## Task requirements
Images are not part of the copy; transcribe all the data exactly.

+--

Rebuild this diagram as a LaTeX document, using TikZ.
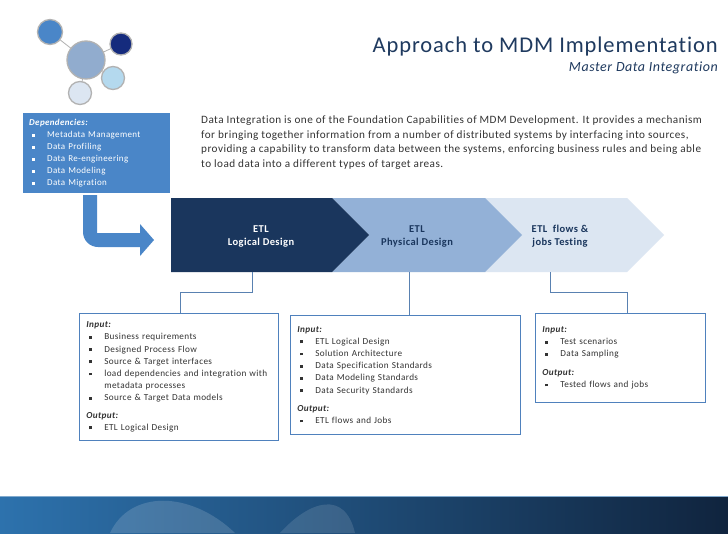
\documentclass[tikz,border=0pt]{standalone}
\usepackage{fontspec}
\setmainfont[Ligatures=NoCommon,LetterSpace=4]{Carlito}
\definecolor{navy}{HTML}{1A365D}
\definecolor{midb}{HTML}{93B1D7}
\definecolor{paleb}{HTML}{DCE6F2}
\definecolor{depb}{HTML}{4A86C8}
\definecolor{titlec}{HTML}{1F3A5F}
\definecolor{txt}{HTML}{333333}
\definecolor{boxln}{HTML}{4F81BD}
\definecolor{bandl}{HTML}{2D72AD}
\definecolor{bandr}{HTML}{10243E}
\newcommand{\bl}{\hspace*{3pt}\makebox[15pt][l]{\rule[1pt]{2.8pt}{2.8pt}}}
\newcommand{\ind}{\hspace*{18pt}}
\begin{document}
\begin{tikzpicture}[x=1pt,y=-1pt,
  circ/.style={draw=gray!60,line width=1.3pt,circle,inner sep=0pt},
  stagebox/.style={draw=boxln,line width=0.6pt,fill=white,anchor=north west,align=left,inner xsep=7pt,inner ysep=4pt,font=\fontsize{9.2}{12.2}\selectfont,text=txt},
  conn/.style={draw=boxln!80!gray,line width=0.7pt},
  stagetxt/.style={font=\fontsize{10.5}{13}\selectfont\bfseries,align=center}]
\useasboundingbox (0,0) rectangle (728,546);
\fill[white] (0,0) rectangle (728,546);
% title
\node[anchor=base east,inner sep=0pt,text=titlec,font=\fontsize{22.5}{24}\selectfont] (title) at (718,52) {Approach to MDM Implementation};
\node[anchor=base east,inner sep=0pt,text=titlec,font=\fontsize{14}{15}\selectfont\itshape] (sub) at (718,71) {Master Data Integration};
% circles
\coordinate (cc) at (86,60);
\draw[gray!60,line width=0.8pt] (cc)--(50,32) (cc)--(121,44) (cc)--(113,78) (cc)--(80,93);
\node[circ,fill=depb,minimum size=25pt] (c1) at (50,32) {};
\node[circ,fill=midb!90!gray,minimum size=38pt] (c0) at (cc) {};
\node[circ,fill=navy!80!blue,minimum size=22pt] (c2) at (121,44) {};
\node[circ,fill=cyan!20!paleb,minimum size=23pt] (c3) at (113,78) {};
\node[circ,fill=paleb,minimum size=23pt] (c4) at (80,93) {};
% dependencies
\node[fill=depb,anchor=north west,minimum width=147pt,minimum height=80pt,text width=135pt,inner xsep=6pt,inner ysep=3pt,align=left,text=white,font=\fontsize{9}{12}\selectfont] (dep) at (23,113) {\textbf{\textit{Dependencies:}}\\
\bl Metadata Management\\ \bl Data Profiling\\ \bl Data Re-engineering\\ \bl Data Modeling\\ \bl Data Migration};
% bent arrow
\fill[depb] (83,195) -- (83,232) arc[start angle=180,end angle=90,radius=15] -- (140,247) -- (140,256) -- (154,240) -- (140,224) -- (140,233) -- (97,233) -- (97,195) -- cycle;
% paragraph
\node[anchor=north west,align=left,inner sep=0pt,text=txt,font=\fontsize{11.2}{14.4}\selectfont] (para) at (201,116) {Data Integration is one of the Foundation Capabilities of MDM Development. It provides a mechanism\\ for bringing together information from a number of distributed systems by interfacing into sources,\\ providing a capability to transform data between the systems, enforcing business rules and being able\\ to load data into a different types of target areas.};
% chevrons
\fill[paleb] (485,198) -- (627,198) -- (664,235) -- (627,272) -- (485,272) -- (522,235) -- cycle;
\fill[midb] (332,198) -- (485,198) -- (522,235) -- (485,272) -- (332,272) -- (369,235) -- cycle;
\fill[navy] (171,198) -- (332,198) -- (369,235) -- (332,272) -- (171,272) -- cycle;
\node[stagetxt,text=white] (s1) at (261,236) {ETL\\Logical Design};
\node[stagetxt,text=navy] (s2) at (417,236) {ETL\\Physical Design};
\node[stagetxt,text=navy] (s3) at (560,236) {ETL\ \ flows \&\\jobs Testing};
% boxes
\node[stagebox,minimum width=199pt,minimum height=127pt,text width=185pt] (b1) at (79,313) {\textbf{\textit{Input:}}\\
\bl Business requirements\\ \bl Designed Process Flow\\ \bl Source \& Target interfaces\\ \bl load dependencies and integration with\\ \ind metadata processes\\ \bl Source \& Target Data models\\[5pt]
\textbf{\textit{Output:}}\\ \bl ETL Logical Design};
\node[stagebox,minimum width=230pt,minimum height=119pt,text width=216pt] (b2) at (290,315) {\textbf{\textit{Input:}}\\
\bl ETL Logical Design\\ \bl Solution Architecture\\ \bl Data Specification Standards\\ \bl Data Modeling Standards\\ \bl Data Security Standards\\[6pt]
\textbf{\textit{Output:}}\\ \bl ETL flows and Jobs};
\node[stagebox,minimum width=170pt,minimum height=89pt,text width=156pt] (b3) at (535,313) {\textbf{\textit{Input:}}\\
\bl Test scenarios\\ \bl Data Sampling\\[6pt]
\textbf{\textit{Output:}}\\ \bl Tested flows and jobs};
% connectors
\coordinate (k1) at (252,272);
\coordinate (k2) at (409,272);
\coordinate (k3) at (550,272);
\draw[conn] (k1) -- (252,292) -- (180,292) -- (180,313);
\draw[conn] (k2) -- (b2.north -| k2);
\draw[conn] (k3) -- (550,292) -- (627,292) -- (627,313);
% bottom band
\shade[left color=bandl,right color=bandr] (0,496) rectangle (728,533);
\fill[white,opacity=0.15] (110,533) .. controls (130,490) and (190,490) .. (235,533) -- cycle;
\fill[white,opacity=0.12] (280,533) .. controls (310,500) and (345,490) .. (355,533) -- cycle;
\draw[bandl!60!white,line width=0.8pt] (0,496) -- (728,496);
\end{tikzpicture}
\end{document}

+--

## Solution to this exercise
Rebuild this diagram as a LaTeX document, using TikZ.
\documentclass[tikz,border=0pt]{standalone}
\usepackage{fontspec}
\setmainfont[Ligatures=NoCommon,LetterSpace=4]{Carlito}
\definecolor{navy}{HTML}{1A365D}
\definecolor{midb}{HTML}{93B1D7}
\definecolor{paleb}{HTML}{DCE6F2}
\definecolor{depb}{HTML}{4A86C8}
\definecolor{titlec}{HTML}{1F3A5F}
\definecolor{txt}{HTML}{333333}
\definecolor{boxln}{HTML}{4F81BD}
\definecolor{bandl}{HTML}{2D72AD}
\definecolor{bandr}{HTML}{10243E}
\newcommand{\bl}{\hspace*{3pt}\makebox[15pt][l]{\rule[1pt]{2.8pt}{2.8pt}}}
\newcommand{\ind}{\hspace*{18pt}}
\begin{document}
\begin{tikzpicture}[x=1pt,y=-1pt,
  circ/.style={draw=gray!60,line width=1.3pt,circle,inner sep=0pt},
  stagebox/.style={draw=boxln,line width=0.6pt,fill=white,anchor=north west,align=left,inner xsep=7pt,inner ysep=4pt,font=\fontsize{9.2}{12.2}\selectfont,text=txt},
  conn/.style={draw=boxln!80!gray,line width=0.7pt},
  stagetxt/.style={font=\fontsize{10.5}{13}\selectfont\bfseries,align=center}]
\useasboundingbox (0,0) rectangle (728,546);
\fill[white] (0,0) rectangle (728,546);
% title
\node[anchor=base east,inner sep=0pt,text=titlec,font=\fontsize{22.5}{24}\selectfont] (title) at (718,52) {Approach to MDM Implementation};
\node[anchor=base east,inner sep=0pt,text=titlec,font=\fontsize{14}{15}\selectfont\itshape] (sub) at (718,71) {Master Data Integration};
% circles
\coordinate (cc) at (86,60);
\draw[gray!60,line width=0.8pt] (cc)--(50,32) (cc)--(121,44) (cc)--(113,78) (cc)--(80,93);
\node[circ,fill=depb,minimum size=25pt] (c1) at (50,32) {};
\node[circ,fill=midb!90!gray,minimum size=38pt] (c0) at (cc) {};
\node[circ,fill=navy!80!blue,minimum size=22pt] (c2) at (121,44) {};
\node[circ,fill=cyan!20!paleb,minimum size=23pt] (c3) at (113,78) {};
\node[circ,fill=paleb,minimum size=23pt] (c4) at (80,93) {};
% dependencies
\node[fill=depb,anchor=north west,minimum width=147pt,minimum height=80pt,text width=135pt,inner xsep=6pt,inner ysep=3pt,align=left,text=white,font=\fontsize{9}{12}\selectfont] (dep) at (23,113) {\textbf{\textit{Dependencies:}}\\
\bl Metadata Management\\ \bl Data Profiling\\ \bl Data Re-engineering\\ \bl Data Modeling\\ \bl Data Migration};
% bent arrow
\fill[depb] (83,195) -- (83,232) arc[start angle=180,end angle=90,radius=15] -- (140,247) -- (140,256) -- (154,240) -- (140,224) -- (140,233) -- (97,233) -- (97,195) -- cycle;
% paragraph
\node[anchor=north west,align=left,inner sep=0pt,text=txt,font=\fontsize{11.2}{14.4}\selectfont] (para) at (201,116) {Data Integration is one of the Foundation Capabilities of MDM Development. It provides a mechanism\\ for bringing together information from a number of distributed systems by interfacing into sources,\\ providing a capability to transform data between the systems, enforcing business rules and being able\\ to load data into a different types of target areas.};
% chevrons
\fill[paleb] (485,198) -- (627,198) -- (664,235) -- (627,272) -- (485,272) -- (522,235) -- cycle;
\fill[midb] (332,198) -- (485,198) -- (522,235) -- (485,272) -- (332,272) -- (369,235) -- cycle;
\fill[navy] (171,198) -- (332,198) -- (369,235) -- (332,272) -- (171,272) -- cycle;
\node[stagetxt,text=white] (s1) at (261,236) {ETL\\Logical Design};
\node[stagetxt,text=navy] (s2) at (417,236) {ETL\\Physical Design};
\node[stagetxt,text=navy] (s3) at (560,236) {ETL\ \ flows \&\\jobs Testing};
% boxes
\node[stagebox,minimum width=199pt,minimum height=127pt,text width=185pt] (b1) at (79,313) {\textbf{\textit{Input:}}\\
\bl Business requirements\\ \bl Designed Process Flow\\ \bl Source \& Target interfaces\\ \bl load dependencies and integration with\\ \ind metadata processes\\ \bl Source \& Target Data models\\[5pt]
\textbf{\textit{Output:}}\\ \bl ETL Logical Design};
\node[stagebox,minimum width=230pt,minimum height=119pt,text width=216pt] (b2) at (290,315) {\textbf{\textit{Input:}}\\
\bl ETL Logical Design\\ \bl Solution Architecture\\ \bl Data Specification Standards\\ \bl Data Modeling Standards\\ \bl Data Security Standards\\[6pt]
\textbf{\textit{Output:}}\\ \bl ETL flows and Jobs};
\node[stagebox,minimum width=170pt,minimum height=89pt,text width=156pt] (b3) at (535,313) {\textbf{\textit{Input:}}\\
\bl Test scenarios\\ \bl Data Sampling\\[6pt]
\textbf{\textit{Output:}}\\ \bl Tested flows and jobs};
% connectors
\coordinate (k1) at (252,272);
\coordinate (k2) at (409,272);
\coordinate (k3) at (550,272);
\draw[conn] (k1) -- (252,292) -- (180,292) -- (180,313);
\draw[conn] (k2) -- (b2.north -| k2);
\draw[conn] (k3) -- (550,292) -- (627,292) -- (627,313);
% bottom band
\shade[left color=bandl,right color=bandr] (0,496) rectangle (728,533);
\fill[white,opacity=0.15] (110,533) .. controls (130,490) and (190,490) .. (235,533) -- cycle;
\fill[white,opacity=0.12] (280,533) .. controls (310,500) and (345,490) .. (355,533) -- cycle;
\draw[bandl!60!white,line width=0.8pt] (0,496) -- (728,496);
\end{tikzpicture}
\end{document}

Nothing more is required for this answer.